__WORK TO DO__
Where a line of the listing below includes the word "this", reproduce that line.

__RECORDS TO PROCESS__
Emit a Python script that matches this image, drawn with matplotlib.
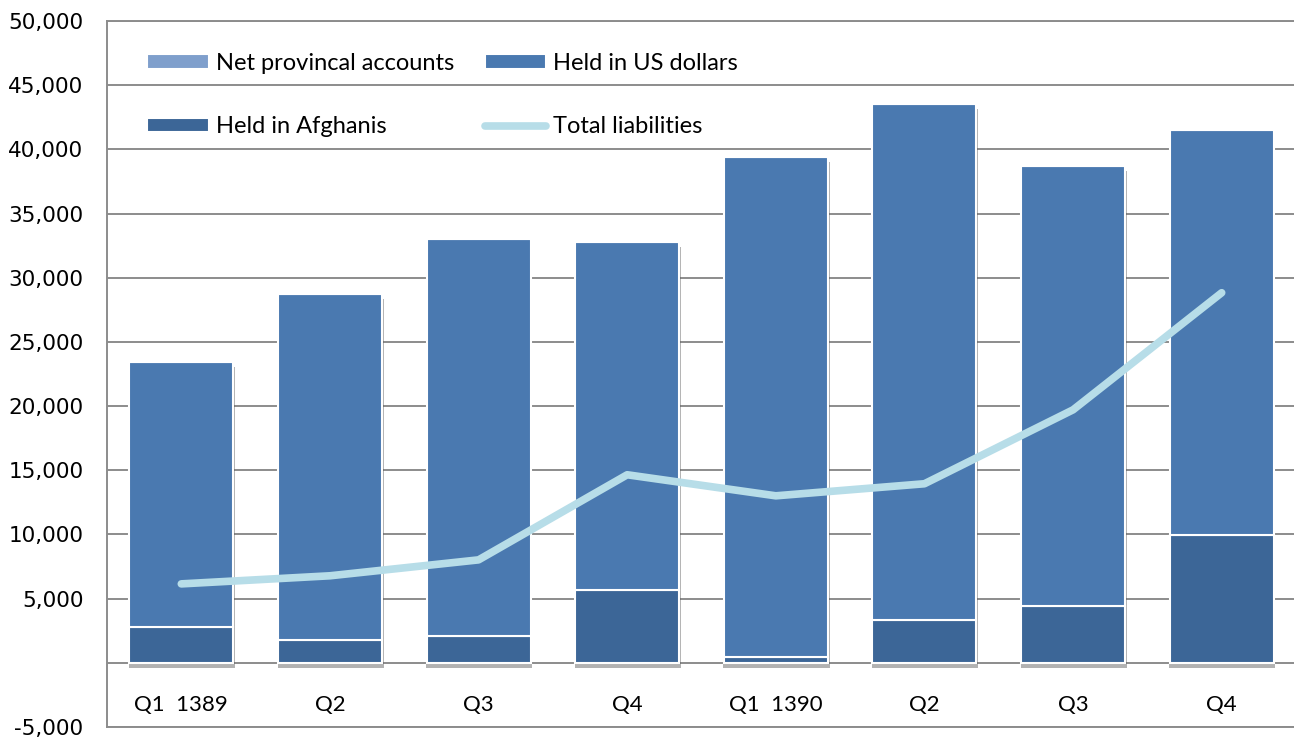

...

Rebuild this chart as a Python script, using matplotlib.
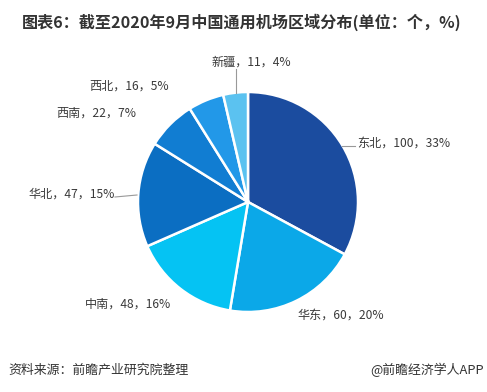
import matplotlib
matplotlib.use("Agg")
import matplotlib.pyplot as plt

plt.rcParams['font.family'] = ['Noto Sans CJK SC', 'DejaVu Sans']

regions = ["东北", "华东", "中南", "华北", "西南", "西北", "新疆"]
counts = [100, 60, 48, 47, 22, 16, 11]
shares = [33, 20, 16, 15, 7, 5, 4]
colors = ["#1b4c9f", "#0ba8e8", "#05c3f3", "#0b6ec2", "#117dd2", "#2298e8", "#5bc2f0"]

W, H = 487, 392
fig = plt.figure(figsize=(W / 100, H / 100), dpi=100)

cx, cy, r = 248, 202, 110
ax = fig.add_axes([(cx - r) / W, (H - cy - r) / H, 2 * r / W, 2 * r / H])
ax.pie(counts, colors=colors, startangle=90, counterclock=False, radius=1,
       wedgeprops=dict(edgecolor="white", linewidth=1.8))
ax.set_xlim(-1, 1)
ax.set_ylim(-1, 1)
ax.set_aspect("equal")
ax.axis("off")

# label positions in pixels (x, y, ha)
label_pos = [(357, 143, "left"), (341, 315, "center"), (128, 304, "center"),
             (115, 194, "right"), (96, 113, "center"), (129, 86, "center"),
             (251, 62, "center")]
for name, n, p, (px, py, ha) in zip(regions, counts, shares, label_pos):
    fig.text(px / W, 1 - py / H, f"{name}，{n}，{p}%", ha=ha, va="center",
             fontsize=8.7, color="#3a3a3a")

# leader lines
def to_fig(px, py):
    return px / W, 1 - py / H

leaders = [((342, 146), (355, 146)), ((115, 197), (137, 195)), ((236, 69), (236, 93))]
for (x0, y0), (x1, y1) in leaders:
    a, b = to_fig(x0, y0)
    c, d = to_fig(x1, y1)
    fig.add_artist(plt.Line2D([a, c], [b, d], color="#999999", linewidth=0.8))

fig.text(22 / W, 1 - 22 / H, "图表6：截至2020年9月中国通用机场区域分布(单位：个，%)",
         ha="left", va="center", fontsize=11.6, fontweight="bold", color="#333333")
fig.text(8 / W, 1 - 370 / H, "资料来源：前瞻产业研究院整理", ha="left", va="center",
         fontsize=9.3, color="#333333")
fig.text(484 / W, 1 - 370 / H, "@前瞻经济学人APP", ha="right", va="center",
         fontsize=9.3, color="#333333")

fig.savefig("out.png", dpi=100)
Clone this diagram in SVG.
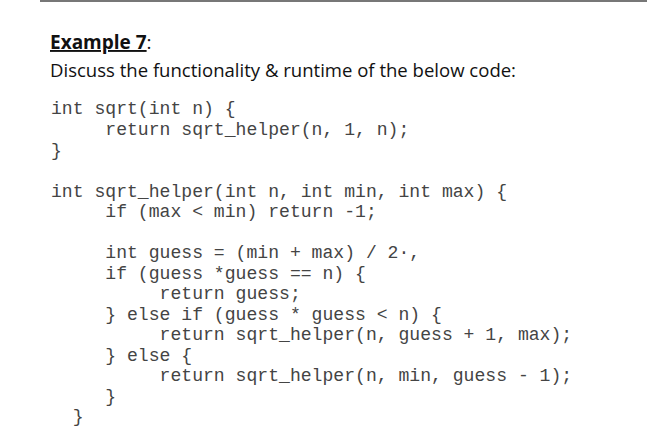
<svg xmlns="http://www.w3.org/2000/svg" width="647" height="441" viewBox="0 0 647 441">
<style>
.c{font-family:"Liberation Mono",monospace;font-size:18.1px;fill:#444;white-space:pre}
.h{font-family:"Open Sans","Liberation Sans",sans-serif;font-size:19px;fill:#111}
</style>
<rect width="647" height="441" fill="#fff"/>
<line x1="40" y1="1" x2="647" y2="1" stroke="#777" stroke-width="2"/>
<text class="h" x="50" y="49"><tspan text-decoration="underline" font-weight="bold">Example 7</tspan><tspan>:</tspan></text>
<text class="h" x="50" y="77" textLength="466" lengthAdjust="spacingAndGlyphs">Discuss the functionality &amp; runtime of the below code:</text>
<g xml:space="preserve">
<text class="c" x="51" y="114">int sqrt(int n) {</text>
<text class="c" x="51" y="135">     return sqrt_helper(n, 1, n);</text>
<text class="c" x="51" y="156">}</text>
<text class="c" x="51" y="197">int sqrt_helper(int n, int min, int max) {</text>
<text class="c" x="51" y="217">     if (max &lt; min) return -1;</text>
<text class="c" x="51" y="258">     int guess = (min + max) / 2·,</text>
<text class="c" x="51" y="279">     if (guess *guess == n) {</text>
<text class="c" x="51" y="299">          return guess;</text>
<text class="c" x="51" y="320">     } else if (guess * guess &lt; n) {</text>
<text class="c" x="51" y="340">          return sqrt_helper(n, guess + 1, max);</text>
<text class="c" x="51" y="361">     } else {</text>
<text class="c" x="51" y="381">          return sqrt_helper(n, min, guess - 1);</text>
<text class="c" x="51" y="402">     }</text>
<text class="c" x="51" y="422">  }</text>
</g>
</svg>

* * *

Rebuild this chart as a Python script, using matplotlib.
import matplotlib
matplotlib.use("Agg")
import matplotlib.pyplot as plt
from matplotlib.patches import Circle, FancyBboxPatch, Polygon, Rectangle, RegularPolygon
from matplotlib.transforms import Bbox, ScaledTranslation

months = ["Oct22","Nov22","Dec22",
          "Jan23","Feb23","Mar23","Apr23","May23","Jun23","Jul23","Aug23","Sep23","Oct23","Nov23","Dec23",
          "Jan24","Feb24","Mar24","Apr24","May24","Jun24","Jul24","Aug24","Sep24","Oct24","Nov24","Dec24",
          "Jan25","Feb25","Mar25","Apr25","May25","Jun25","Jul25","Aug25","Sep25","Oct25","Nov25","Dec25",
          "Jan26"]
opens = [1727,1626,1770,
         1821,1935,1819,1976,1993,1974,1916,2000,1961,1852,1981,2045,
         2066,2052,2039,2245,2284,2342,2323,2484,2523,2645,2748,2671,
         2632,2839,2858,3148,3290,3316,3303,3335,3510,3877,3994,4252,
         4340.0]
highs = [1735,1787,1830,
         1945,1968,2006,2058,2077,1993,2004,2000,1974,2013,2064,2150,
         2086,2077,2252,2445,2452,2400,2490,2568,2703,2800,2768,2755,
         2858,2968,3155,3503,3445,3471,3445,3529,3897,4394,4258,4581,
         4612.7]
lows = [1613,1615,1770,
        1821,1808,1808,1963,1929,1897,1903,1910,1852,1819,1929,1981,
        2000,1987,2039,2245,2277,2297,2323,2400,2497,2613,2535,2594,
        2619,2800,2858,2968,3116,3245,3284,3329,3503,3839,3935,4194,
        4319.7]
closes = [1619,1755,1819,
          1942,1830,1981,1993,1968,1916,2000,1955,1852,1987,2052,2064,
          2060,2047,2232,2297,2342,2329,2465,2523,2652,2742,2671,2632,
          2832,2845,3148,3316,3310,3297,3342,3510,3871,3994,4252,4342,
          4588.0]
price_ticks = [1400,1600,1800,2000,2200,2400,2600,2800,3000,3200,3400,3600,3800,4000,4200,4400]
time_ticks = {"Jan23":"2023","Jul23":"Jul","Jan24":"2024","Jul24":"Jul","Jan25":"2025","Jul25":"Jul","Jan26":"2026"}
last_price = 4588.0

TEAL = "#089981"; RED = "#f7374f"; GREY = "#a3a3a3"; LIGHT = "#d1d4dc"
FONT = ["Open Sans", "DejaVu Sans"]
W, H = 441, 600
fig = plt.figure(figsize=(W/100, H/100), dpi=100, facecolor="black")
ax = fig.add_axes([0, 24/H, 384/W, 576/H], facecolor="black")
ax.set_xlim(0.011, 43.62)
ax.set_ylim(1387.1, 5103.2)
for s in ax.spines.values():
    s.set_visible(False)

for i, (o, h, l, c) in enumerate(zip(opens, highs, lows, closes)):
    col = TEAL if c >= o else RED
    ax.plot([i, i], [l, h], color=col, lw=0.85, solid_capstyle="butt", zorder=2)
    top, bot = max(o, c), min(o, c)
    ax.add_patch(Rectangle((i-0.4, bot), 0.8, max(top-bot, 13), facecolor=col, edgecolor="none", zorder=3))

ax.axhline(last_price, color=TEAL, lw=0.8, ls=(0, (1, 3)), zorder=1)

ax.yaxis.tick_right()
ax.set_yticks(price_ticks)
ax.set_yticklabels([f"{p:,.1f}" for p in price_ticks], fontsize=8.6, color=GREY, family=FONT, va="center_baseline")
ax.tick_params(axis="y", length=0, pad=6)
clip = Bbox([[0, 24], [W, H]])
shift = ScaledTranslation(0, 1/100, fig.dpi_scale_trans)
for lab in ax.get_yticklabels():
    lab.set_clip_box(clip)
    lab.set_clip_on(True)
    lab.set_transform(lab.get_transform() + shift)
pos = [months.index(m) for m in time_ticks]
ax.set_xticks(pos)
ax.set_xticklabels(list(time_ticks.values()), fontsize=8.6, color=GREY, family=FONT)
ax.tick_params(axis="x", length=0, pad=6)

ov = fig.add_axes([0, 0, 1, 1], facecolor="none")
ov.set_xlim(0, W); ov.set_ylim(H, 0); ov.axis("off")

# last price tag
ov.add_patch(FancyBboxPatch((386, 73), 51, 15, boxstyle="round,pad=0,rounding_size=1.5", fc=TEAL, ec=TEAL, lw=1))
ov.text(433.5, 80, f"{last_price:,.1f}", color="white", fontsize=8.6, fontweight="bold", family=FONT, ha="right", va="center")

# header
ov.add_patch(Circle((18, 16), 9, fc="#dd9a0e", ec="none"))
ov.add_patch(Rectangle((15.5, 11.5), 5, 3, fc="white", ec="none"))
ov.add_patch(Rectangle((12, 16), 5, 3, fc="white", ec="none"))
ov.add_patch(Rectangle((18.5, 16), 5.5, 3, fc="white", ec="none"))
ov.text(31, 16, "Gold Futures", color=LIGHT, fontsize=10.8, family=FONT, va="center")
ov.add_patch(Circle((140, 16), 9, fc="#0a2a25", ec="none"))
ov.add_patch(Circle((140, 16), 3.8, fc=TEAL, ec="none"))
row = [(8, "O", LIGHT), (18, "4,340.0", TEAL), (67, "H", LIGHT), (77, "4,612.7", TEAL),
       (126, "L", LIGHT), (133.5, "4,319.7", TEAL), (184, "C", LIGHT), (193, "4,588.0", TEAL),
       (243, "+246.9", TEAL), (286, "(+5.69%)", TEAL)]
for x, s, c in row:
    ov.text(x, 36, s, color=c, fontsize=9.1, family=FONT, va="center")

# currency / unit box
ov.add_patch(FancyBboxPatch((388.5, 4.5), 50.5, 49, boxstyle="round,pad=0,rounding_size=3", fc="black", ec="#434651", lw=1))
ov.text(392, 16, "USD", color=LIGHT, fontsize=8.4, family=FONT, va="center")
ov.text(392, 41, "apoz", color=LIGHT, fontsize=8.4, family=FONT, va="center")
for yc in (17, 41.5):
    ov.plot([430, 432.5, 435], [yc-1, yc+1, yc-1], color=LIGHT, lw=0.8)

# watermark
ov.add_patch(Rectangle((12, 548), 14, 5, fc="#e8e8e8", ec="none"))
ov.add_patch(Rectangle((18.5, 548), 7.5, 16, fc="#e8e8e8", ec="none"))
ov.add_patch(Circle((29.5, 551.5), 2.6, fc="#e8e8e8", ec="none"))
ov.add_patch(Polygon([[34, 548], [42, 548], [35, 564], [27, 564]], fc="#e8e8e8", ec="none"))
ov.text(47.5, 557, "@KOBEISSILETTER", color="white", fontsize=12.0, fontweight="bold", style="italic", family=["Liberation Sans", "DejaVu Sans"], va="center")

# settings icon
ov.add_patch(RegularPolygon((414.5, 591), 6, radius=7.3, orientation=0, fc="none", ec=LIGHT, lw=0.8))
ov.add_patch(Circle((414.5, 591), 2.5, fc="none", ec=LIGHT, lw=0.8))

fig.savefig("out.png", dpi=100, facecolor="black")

__PROBLEM SOLUTION__
Emit a Python script that matches this image, drawn with matplotlib.
Rebuild this chart as a Python script, using matplotlib.
Clone this diagram in SVG.
Rebuild this chart as a Python script, using matplotlib.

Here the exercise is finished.